Ulman demuestra con El Planeta un talento inusual para la confección de austeros tableux vivants en los que la excentricidad tipológica se hermana con el hábil trabajo de puesta en escena. En una de las maravillosas secuencias de cocina, marcada por la falta de alimentos y de motivación alguna, la madre experimenta una suerte de iluminación artística y rememora sus años de bailarina marcándose unos bellos y ortopédicos demi pliés al son de El cascanueces. Acto seguido, la propia madre elucubra sobre las posibles ventajas de vivir en prisión y así gozar de techo y comida gratis. Sin detener el flujo emocional de la situación, Ulman cierra la escena con un primer plano de su personaje rompiendo a llorar. Es uno de los contados momentos en los que la protagonista se derrumba, incapaz de sostener la máscara de alegría postiza e inocencia estudiada que da sentido a su anodina existencia. Este insustancial modus vivendi tiene algo de herencia familiar y mucho de sobreadaptación a un entorno vaciado de experiencias y emociones reales. Las redes sociales se presentan como nidos fársicos, las relaciones sentimentales se revelan como pozos de mentira, y las posibilidades laborales que ofrece el mundo del arte contemporáneo son puras estafas (“cuanto más grande el nombre del artista –que puede emplearte–, menos dinero hay en juego… pero ganas mucha visibilidad”, explica de forma cínica un colega de la protagonista).
Uno de los aspectos más misteriosos de El Planeta es el rol que juega la ciudad de Gijón en la película. Junto a unas escenas de transición cargadas de estampas costeras, proliferan los planos en que el personaje interpretado por Ulman pasa por el lado de establecimientos en alquiler, fachadas medio derruidas y pisos en venta. Cuando estos planos son fijos, la combinación con la aparente abulia de los personajes y la fotografía en blanco y negro trae a la memoria el cine de Jim Jarmusch. Lo propio –Ulman es Argentina y vive en Estados Unidos pero pasó su adolescencia en Gijón– aparece filtrado por referentes foráneos. El Planeta transcurre en la ciudad asturiana pero da la sensación que podría transcurrir en cualquier otra urbe del planeta, ¿o es que quizá vemos Gijón desde la perspectiva de un alienígena? Al final, queda la sensación de que Ulman trabaja sobre arenas movedizas: no lugares y referentes innobles. Si Almodóvar contó con los clubes y las bandas de la Movida, Ulman debe contentarse con los salones de El Corte Inglés y las cajas de Ferrero Rocher.

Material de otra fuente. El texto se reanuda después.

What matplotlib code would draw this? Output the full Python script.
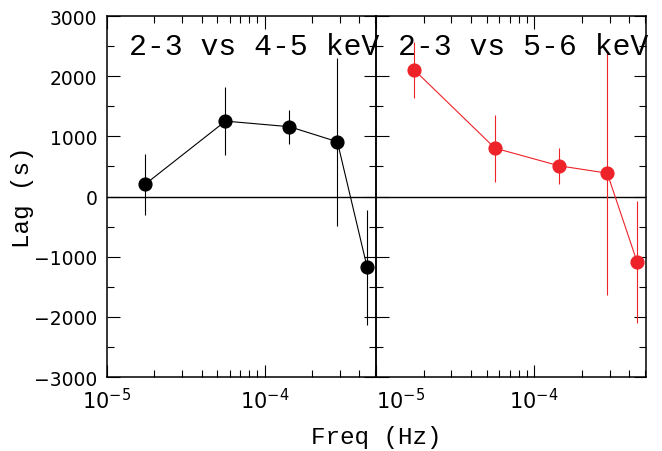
import numpy as np
import matplotlib.pyplot as plt
from matplotlib.ticker import MultipleLocator, LogLocator, NullFormatter

# frequency bins (Hz) and lags (s) with 1-sigma errors
freq = np.array([1.75e-5, 5.65e-5, 1.44e-4, 2.9e-4, 4.48e-4])
lag_45 = np.array([205, 1253, 1160, 910, -1176])
err_45 = np.array([505, 560, 280, 1400, 957])
lag_56 = np.array([2101, 804, 510, 388, -1087])
err_56 = np.array([470, 557, 297, 2030, 1010])

titles = ['2-3 vs 4-5 keV', '2-3 vs 5-6 keV']
xticks = [1e-5, 1e-4]
xticklabels = ['$10^{-5}$', '$10^{-4}$']

mono = 'Liberation Mono'
red = '#ee2229'

plt.rcParams['font.family'] = 'DejaVu Sans'
plt.rcParams['mathtext.fontset'] = 'dejavusans'

fig = plt.figure(figsize=(6.62, 4.52), dpi=100)
W, H = 662, 452
bottom = (H - 378) / H
height = 361 / H
ax1 = fig.add_axes([107 / W, bottom, 269 / W, height])
ax2 = fig.add_axes([376 / W, bottom, 270 / W, height])
ax2.set_facecolor('none')

for ax, lag, err, col, title in [(ax1, lag_45, err_45, 'black', titles[0]),
                                 (ax2, lag_56, err_56, red, titles[1])]:
    ax.axhline(0, color='black', lw=1.0, zorder=1)
    ax.errorbar(freq, lag, yerr=err, fmt='o-', color=col, ms=9.2, lw=0.8,
                elinewidth=0.8, capsize=0, zorder=3)
    ax.set_xscale('log')
    ax.set_xlim(1e-5, 5.1e-4)
    ax.set_ylim(-3000, 3000)
    ax.yaxis.set_major_locator(MultipleLocator(1000))
    ax.yaxis.set_minor_locator(MultipleLocator(500))
    ax.xaxis.set_minor_locator(LogLocator(base=10, subs=np.arange(2, 10)))
    ax.xaxis.set_minor_formatter(NullFormatter())
    ax.set_xticks(xticks, labels=xticklabels)
    ax.tick_params(which='both', direction='in', top=True, right=True, width=0.8)
    ax.tick_params(which='major', length=9, pad=7)
    ax.tick_params(which='minor', length=5)
    ax.tick_params(axis='x', labelsize=15)
    ax.tick_params(axis='y', labelsize=13.5)
    for s in ax.spines.values():
        s.set_linewidth(1.1)
    ax.text(0.082, 0.895, title, transform=ax.transAxes, family=mono,
            fontsize=21.5, va='baseline', ha='left', clip_on=False, zorder=5)

ax2.tick_params(axis='y', labelleft=False)
ax2.get_xticklabels()[0].set_ha('left')

fig.text(376.5 / W, (H - 438) / H, 'Freq (Hz)', family=mono, fontsize=17.5,
         ha='center', va='center')
fig.text(23 / W, (H - 197.5) / H, 'Lag (s)', family=mono, fontsize=17.5,
         ha='center', va='center', rotation=90)

fig.savefig('out.png', dpi=100)
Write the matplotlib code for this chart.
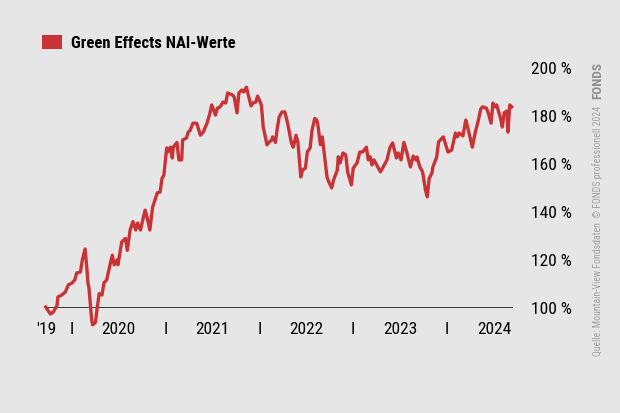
import matplotlib
matplotlib.use("Agg")
import matplotlib.pyplot as plt
from matplotlib.patches import Patch
from matplotlib import font_manager

# ------------------------------
# DATA
# ------------------------------

dates = [
    2019.72, 2019.77, 2019.80, 2019.84, 2019.85, 2019.89, 2019.93, 2019.96,
    2020.00, 2020.03, 2020.05, 2020.09, 2020.11, 2020.14, 2020.16, 2020.17,
    2020.18, 2020.21, 2020.22, 2020.25, 2020.27, 2020.29, 2020.32, 2020.34,
    2020.37, 2020.41, 2020.43, 2020.45, 2020.48, 2020.49, 2020.53, 2020.57,
    2020.59, 2020.62, 2020.65, 2020.68, 2020.70, 2020.73, 2020.78, 2020.80,
    2020.83, 2020.86, 2020.91, 2020.94, 2020.96, 2020.98, 2021.01, 2021.02,
    2021.05, 2021.07, 2021.08, 2021.12, 2021.14, 2021.17, 2021.18, 2021.22,
    2021.24, 2021.26, 2021.29, 2021.33, 2021.37, 2021.40, 2021.44, 2021.47,
    2021.49, 2021.53, 2021.55, 2021.58, 2021.61, 2021.64, 2021.66, 2021.71,
    2021.73, 2021.76, 2021.78, 2021.81, 2021.83, 2021.86, 2021.88, 2021.91,
    2021.93, 2021.96, 2021.98, 2022.02, 2022.04, 2022.08, 2022.10, 2022.13,
    2022.14, 2022.17, 2022.19, 2022.21, 2022.24, 2022.27, 2022.30, 2022.34,
    2022.36, 2022.39, 2022.41, 2022.44, 2022.46, 2022.49, 2022.51, 2022.54,
    2022.56, 2022.59, 2022.61, 2022.62, 2022.65, 2022.67, 2022.68, 2022.72,
    2022.74, 2022.77, 2022.79, 2022.83, 2022.84, 2022.86, 2022.89, 2022.92,
    2022.94, 2022.98, 2023.00, 2023.04, 2023.07, 2023.10, 2023.14, 2023.16,
    2023.18, 2023.20, 2023.22, 2023.25, 2023.29, 2023.32, 2023.36, 2023.39,
    2023.42, 2023.46, 2023.48, 2023.51, 2023.54, 2023.57, 2023.61, 2023.64,
    2023.67, 2023.68, 2023.71, 2023.74, 2023.77, 2023.79, 2023.81, 2023.84,
    2023.85, 2023.89, 2023.91, 2023.96, 2023.98, 2024.01, 2024.05, 2024.09,
    2024.11, 2024.13, 2024.17, 2024.20, 2024.22, 2024.27, 2024.30, 2024.33,
    2024.36, 2024.38, 2024.42, 2024.44, 2024.47, 2024.49, 2024.51, 2024.53,
    2024.57, 2024.59, 2024.61, 2024.64, 2024.65, 2024.67, 2024.69,
]

nai_values = [
    100.4, 97.5, 98.3, 101.0, 104.6, 105.4, 106.7, 109.6,
    110.4, 111.7, 114.6, 115.0, 120.0, 124.6, 115.8, 110.4,
    108.7, 95.0, 93.0, 94.0, 100.4, 106.0, 105.4, 110.4,
    111.7, 118.8, 122.0, 118.0, 120.0, 118.0, 127.5, 129.0,
    124.0, 132.5, 136.0, 132.5, 135.4, 132.5, 140.8, 137.9,
    132.5, 142.0, 148.0, 148.3, 154.0, 155.4, 166.7, 165.0,
    167.0, 162.5, 167.0, 169.0, 161.7, 161.7, 170.0, 170.8,
    173.3, 174.0, 177.0, 177.0, 172.0, 173.3, 177.0, 181.0,
    184.6, 180.4, 183.3, 183.8, 185.8, 185.4, 189.6, 188.8,
    188.0, 181.3, 189.6, 190.8, 190.0, 192.0, 188.8, 184.2,
    185.4, 185.8, 188.3, 184.6, 175.4, 168.0, 169.0, 170.0,
    171.3, 169.0, 175.0, 179.6, 181.7, 181.7, 177.0, 168.8,
    167.0, 172.0, 169.0, 154.6, 157.5, 158.3, 165.0, 166.7,
    174.0, 179.0, 178.3, 177.0, 168.0, 171.3, 168.0, 154.6,
    152.5, 150.0, 153.3, 157.5, 163.0, 160.4, 164.6, 163.8,
    156.7, 151.3, 158.3, 160.4, 165.0, 165.0, 167.0, 161.7,
    163.0, 159.6, 161.7, 159.6, 156.7, 158.8, 161.7, 166.7,
    168.8, 162.5, 164.6, 161.7, 169.0, 165.0, 158.8, 163.3,
    161.7, 162.9, 158.8, 156.7, 149.2, 146.3, 154.0, 156.3,
    158.8, 162.9, 169.2, 171.3, 168.8, 165.0, 165.8, 172.9,
    171.3, 172.9, 171.7, 178.3, 175.4, 167.0, 172.9, 177.5,
    182.9, 183.8, 183.3, 181.3, 177.0, 185.4, 183.8, 184.6,
    179.2, 175.4, 181.3, 182.1, 173.3, 184.6, 183.8,
]

x_tick_pos = [2019.73, 2020.0, 2020.5, 2021.0, 2021.5, 2022.0, 2022.5,
              2023.0, 2023.5, 2024.0, 2024.5]
x_tick_labels = ["'19", "I", "2020", "I", "2021", "I", "2022",
                 "I", "2023", "I", "2024"]
y_ticks = [100, 120, 140, 160, 180, 200]
y_tick_labels = [f"{v} %" for v in y_ticks]

# ------------------------------
# FONT (condensed, if available)
# ------------------------------

names = {f.name for f in font_manager.fontManager.ttflist}
narrow = "DejaVu Sans"
for cand in ["Roboto Condensed", "Barlow Semi Condensed", "Barlow Condensed",
             "Asap Condensed", "Archivo Narrow", "Liberation Sans Narrow"]:
    if cand in names:
        narrow = cand
        break
plt.rcParams["font.family"] = [narrow, "DejaVu Sans"]

BG = "#e6e6e6"
RED = "#c93336"

# ------------------------------
# PLOT
# ------------------------------

fig = plt.figure(figsize=(6.2, 4.13), dpi=100, facecolor=BG)
ax = fig.add_axes([45 / 620, 1 - 308 / 413, 468 / 620, 240 / 413], facecolor=BG)

ax.plot(dates, nai_values, color=RED, lw=2.4, clip_on=False, zorder=3,
        solid_joinstyle="round")
ax.axhline(100, color="#1a1a1a", lw=1.2, zorder=2)

ax.set_xlim(2019.712, 2024.704)
ax.set_ylim(100, 200)

for s in ax.spines.values():
    s.set_visible(False)

ax.yaxis.tick_right()
ax.set_yticks(y_ticks)
ax.set_yticklabels(y_tick_labels)
ax.tick_params(axis="y", length=0, pad=13, labelsize=12.5, labelcolor="#000000")
ax.set_xticks(x_tick_pos)
ax.set_xticklabels(x_tick_labels)
ax.tick_params(axis="x", length=0, pad=10, labelsize=12.5, labelcolor="#000000")

# legend
handle = Patch(facecolor=RED, edgecolor="none")
fig.legend([handle], ["Green Effects NAI-Werte"], loc="upper left",
           bbox_to_anchor=(42 / 620, 1 - 35 / 413), frameon=False,
           handlelength=1.2, handleheight=0.9, handletextpad=0.55,
           borderpad=0, borderaxespad=0,
           prop={"size": 12, "weight": "bold", "family": [narrow, "DejaVu Sans"]})

# source / logo
fig.text(598 / 620, 1 - 356 / 413,
         "Quelle: Mountain-View Fondsdaten  \u00a9 FONDS professionell 2024",
         rotation=90, ha="center", va="bottom", fontsize=7, color="#a0a0a0")
fig.text(598 / 620, 1 - 62 / 413, "FONDS", rotation=90, ha="center", va="top",
         fontsize=9.5, weight="bold", color="#8e8e8e")

fig.savefig("out.png", dpi=100, facecolor=BG)
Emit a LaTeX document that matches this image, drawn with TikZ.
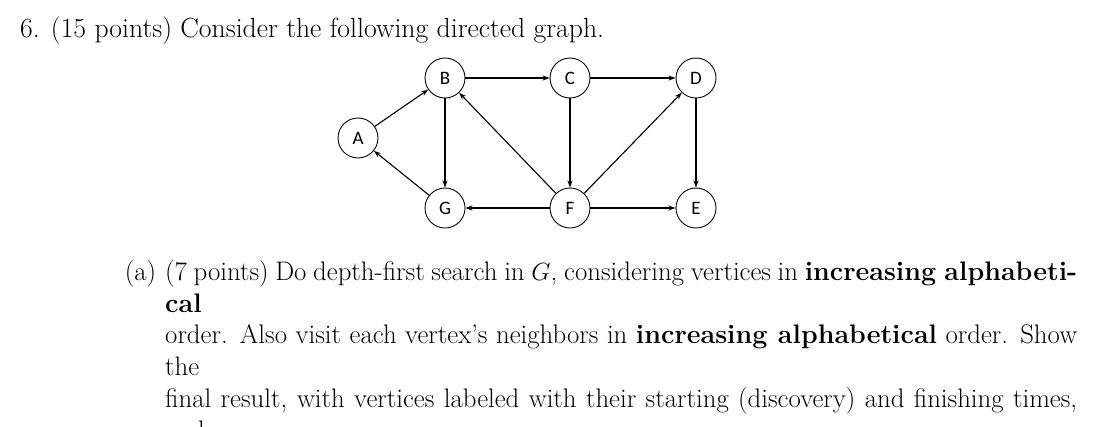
\documentclass[tikz,border=0pt]{standalone}
\usepackage{fontspec}
\newfontfamily\calib{Carlito}
\usetikzlibrary{arrows.meta}
\begin{document}
\begin{tikzpicture}[x=1pt,y=-1pt,
  vtx/.style={circle,draw,line width=0.9pt,minimum size=40pt,inner sep=0pt,font=\calib\fontsize{19}{19}\selectfont},
  edge/.style={-{Stealth[length=7pt,width=5pt]},line width=1.1pt}]
\useasboundingbox (0,0) rectangle (1108,426);
\node[anchor=base west,inner sep=0pt,font=\fontsize{27.7}{33}\selectfont] (title) at (20,37) {6. (15 points) Consider the following directed graph.};
\node[vtx] (A) at (358,138) {A};
\node[vtx] (B) at (445,78) {B};
\node[vtx] (C) at (570,78) {C};
\node[vtx] (D) at (696,78) {D};
\node[vtx] (G) at (445,208) {G};
\node[vtx] (F) at (570,208) {F};
\node[vtx] (E) at (696,208) {E};
\draw[edge] (A) -- (B);
\draw[edge] (G) -- (A);
\draw[edge] (B) -- (C);
\draw[edge] (C) -- (D);
\draw[edge] (B) -- (G);
\draw[edge] (F) -- (B);
\draw[edge] (C) -- (F);
\draw[edge] (F) -- (G);
\draw[edge] (F) -- (E);
\draw[edge] (F) -- (D);
\draw[edge] (D) -- (E);
\node[anchor=north west,inner sep=0pt,text width=912pt,align=justify,font=\fontsize{26.8}{31.8}\selectfont] (pa) at (165,260)
{\hyphenpenalty=10000\makebox[0pt][r]{(a)\hspace{9pt}}(7 points) Do depth-first search in $G$, considering vertices in \textbf{increasing alphabetical}\linebreak order. Also visit each vertex's neighbors in \textbf{increasing alphabetical} order. Show the\linebreak final result, with vertices labeled with their starting (discovery) and finishing times, and\linebreak edges labeled with their type (T/B/F/C); here, T, B, F, C stand for tree, back, forward\linebreak and cross edges, respectively.};
\end{tikzpicture}
\end{document}
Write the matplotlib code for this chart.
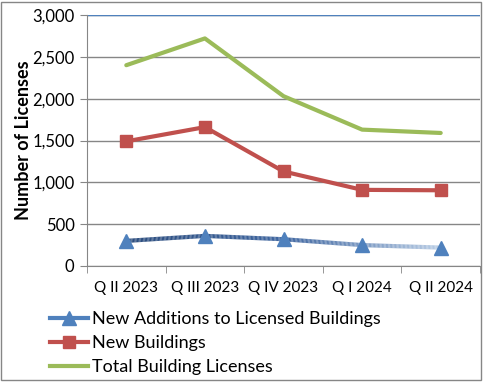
import matplotlib
matplotlib.use("Agg")
import matplotlib.pyplot as plt
import numpy as np
from matplotlib.colors import LinearSegmentedColormap
from matplotlib.lines import Line2D
from matplotlib.patches import Rectangle

categories = ["Q II 2023", "Q III 2023", "Q IV 2023", "Q I 2024", "Q II 2024"]
additions = [300, 360, 320, 250, 220]
new_buildings = [1490, 1660, 1130, 910, 905]
total = [2400, 2720, 2030, 1630, 1590]
yticks = [0, 500, 1000, 1500, 2000, 2500, 3000]

plt.rcParams['font.family'] = ['Lato', 'DejaVu Sans']

fig = plt.figure(figsize=(4.91, 3.85), dpi=100)
ax = fig.add_axes([87/491, 1-266/385, (480-87)/491, (266-15)/385])

x = np.arange(len(categories))
green = '#9BBB59'
red = '#C0504D'
blue = '#4F81BD'

ax.plot(x, total, color=green, lw=3, solid_capstyle='round', zorder=3)
ax.plot(x, new_buildings, color=red, lw=3, marker='s', ms=9, zorder=3)

# gradient line for additions
cmap = LinearSegmentedColormap.from_list('g', ['#2C4D7E', '#3F66A0', '#B9CDE5'])
n = 60
for i in range(len(x) - 1):
    xs = np.linspace(x[i], x[i+1], n + 1)
    ys = np.linspace(additions[i], additions[i+1], n + 1)
    for j in range(n):
        t = (i + j / n) / (len(x) - 1)
        ax.plot(xs[j:j+2], ys[j:j+2], color=cmap(t), lw=3, solid_capstyle='butt', zorder=3)
ax.plot(x, additions, ls='none', marker='^', ms=10, color=blue, zorder=4)

ax.set_xlim(-0.5, len(x) - 0.5)
ax.set_ylim(0, 3000)
ax.set_yticks(yticks)
ax.set_yticklabels([f"{v:,}" for v in yticks], fontsize=12)
ax.set_xticks(x)
ax.set_xticklabels(categories, fontsize=11)
ax.set_xticks(np.arange(-0.5, len(x)), minor=True)
ax.tick_params(axis='x', which='major', length=0, pad=11)
ax.tick_params(axis='x', which='minor', length=5, color='#868686', direction='out')
ax.tick_params(axis='y', length=5, color='#868686', direction='out', pad=4)
ax.grid(axis='y', color='#868686', lw=1)
ax.set_axisbelow(True)
for s in ['top', 'right']:
    ax.spines[s].set_visible(False)
for s in ['left', 'bottom']:
    ax.spines[s].set_color('#868686')
ax.axhline(3000, color='#4F81BD', lw=1, zorder=2)
ax.set_ylabel("Number of Licenses", fontsize=13, fontweight='bold', labelpad=0)

handles = [
    Line2D([], [], color='#4F81BD', lw=3, marker='^', ms=10),
    Line2D([], [], color=red, lw=3, marker='s', ms=9),
    Line2D([], [], color=green, lw=3),
]
labels = ["New Additions to Licensed Buildings", "New Buildings", "Total Building Licenses"]
fig.legend(handles, labels, loc='upper left', bbox_to_anchor=(50/491, 1-311/385),
           frameon=False, fontsize=13, handlelength=2.1, handletextpad=0.2,
           labelspacing=0.45, borderaxespad=0, borderpad=0)

fig.patches.append(Rectangle((1/491, 1-380/385), 480/491, 378/385, transform=fig.transFigure,
                             fill=False, edgecolor='#868686', lw=1))

fig.savefig("out.png", dpi=100)
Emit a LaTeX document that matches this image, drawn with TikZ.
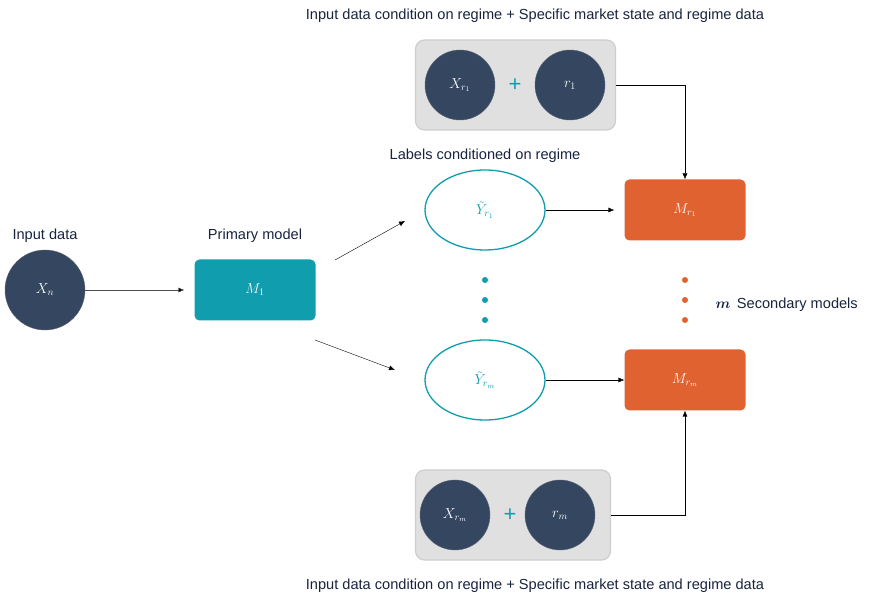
\documentclass[tikz,border=0pt]{standalone}
\usepackage{amsmath}
\usepackage{bm}
\usepackage{fontspec}
\setmainfont{Liberation Sans}
\usetikzlibrary{shapes.geometric,arrows.meta}
\definecolor{navy}{RGB}{24,36,62}
\definecolor{slate}{RGB}{52,70,96}
\definecolor{teal}{RGB}{16,157,174}
\definecolor{rust}{RGB}{224,98,48}
\definecolor{boxgrey}{RGB}{224,224,224}
\definecolor{boxline}{RGB}{206,206,206}

\begin{document}
\begin{tikzpicture}[x=1pt,y=-1pt,>={Latex[length=6pt,width=5pt]},
        datum/.style={shape=circle,fill=slate,draw=navy!70,minimum size=70pt,inner sep=0pt,text=white,font=\fontsize{14}{16}\selectfont},
        model/.style={shape=rectangle,rounded corners=5pt,minimum width=121pt,minimum height=61pt,text=white,font=\fontsize{14}{16}\selectfont},
        target/.style={shape=ellipse,draw=teal,line width=1.3pt,fill=white,minimum width=120pt,minimum height=80pt,text=teal,font=\fontsize{14}{16}\selectfont},
        caption/.style={text=navy,font=\fontsize{14.6}{17}\selectfont},
        dot/.style={shape=circle,inner sep=0pt,minimum size=6pt}]
        \useasboundingbox (0,0) rectangle (876,601);

        %input and primary model
        \node[datum,minimum size=80pt] (xn) at (45,290) {$X_n$};
        \node[caption] (lin) at (45,236) {Input data};
        \node[model,fill=teal] (m1) at (255,290) {$M_1$};
        \node[caption] (lprim) at (255,236) {Primary model};

        %regime labels
        \node[caption] (llab) at (485,156) {Labels conditioned on regime};
        \node[target] (y1) at (485,210) {$\tilde{Y}_{r_1}$};
        \node[target] (ym) at (485,380) {$\tilde{Y}_{r_m}$};
        \node[dot,fill=teal] (t1) at (485,280) {};
        \node[dot,fill=teal] (t2) at (485,300) {};
        \node[dot,fill=teal] (t3) at (485,320) {};

        %secondary models
        \node[model,fill=rust] (mr1) at (685,210) {$M_{r_1}$};
        \node[model,fill=rust] (mrm) at (685,380) {$M_{r_m}$};
        \node[dot,fill=rust] (o1) at (685,280) {};
        \node[dot,fill=rust] (o2) at (685,300) {};
        \node[dot,fill=rust] (o3) at (685,320) {};
        \node[caption,anchor=west] (lsec) at (712,305) {$\bm{m}$\, Secondary models};

        %top group
        \node[caption] (ltop) at (535,16) {Input data condition on regime + Specific market state and regime data};
        \node[shape=rectangle,rounded corners=9pt,fill=boxgrey,draw=boxline,line width=1.2pt,minimum width=200pt,minimum height=90pt] (gtop) at (515.5,85) {};
        \node[datum] (x1) at (460,85) {$X_{r_1}$};
        \node[datum] (r1) at (570,85) {$r_1$};
        \node[text=teal,font=\fontsize{22}{24}\selectfont] (p1) at (515,85) {+};

        %bottom group
        \node[caption] (lbot) at (535,586) {Input data condition on regime + Specific market state and regime data};
        \node[shape=rectangle,rounded corners=9pt,fill=boxgrey,draw=boxline,line width=1.2pt,minimum width=195pt,minimum height=90pt] (gbot) at (513,515) {};
        \node[datum] (xm) at (455,515) {$X_{r_m}$};
        \node[datum] (rm) at (560,515) {$r_m$};
        \node[text=teal,font=\fontsize{22}{24}\selectfont] (p2) at (510,515) {+};

        %connectors
        \coordinate (a1) at (335,260);
        \coordinate (a2) at (405,221);
        \coordinate (b1) at (315,340);
        \coordinate (b2) at (395,370);
        \path[->, draw=black!70] (xn) edge ([xshift=-10pt]m1.west);
        \path[->] (a1) edge (a2);
        \path[->] (b1) edge (b2);
        \path[->] (y1) edge ([xshift=-10pt]mr1.west);
        \path[->] (ym) edge (mrm);
        \draw[->] (gtop.east) -| (mr1.north);
        \draw[->] (gbot.east) -| (mrm.south);

\end{tikzpicture}
\end{document}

En la alelada y subversiva El Planeta, Ulman identifica los pilares corruptos de un mundo en destrucción: el consumismo, el politiqueo, una aristocracia decadente. No es un mérito menor para una directora-guionista-productora-actriz capaz de construir un mundo propio a partir de los detritus de un cataclismo social-cultural: ahí están las huellas de una crisis ya perenne, los ecos del cine “indie”, la precariedad de la distopía capitalista y la banalidad de una realidad consagrada a las apariencias. Un infierno que solo tiene sentido habitar si, como ocurre con la hija y la madre de El Planeta, se cuenta con alguien dispuesto a frotarte las heridas y acompañarte en la contienda.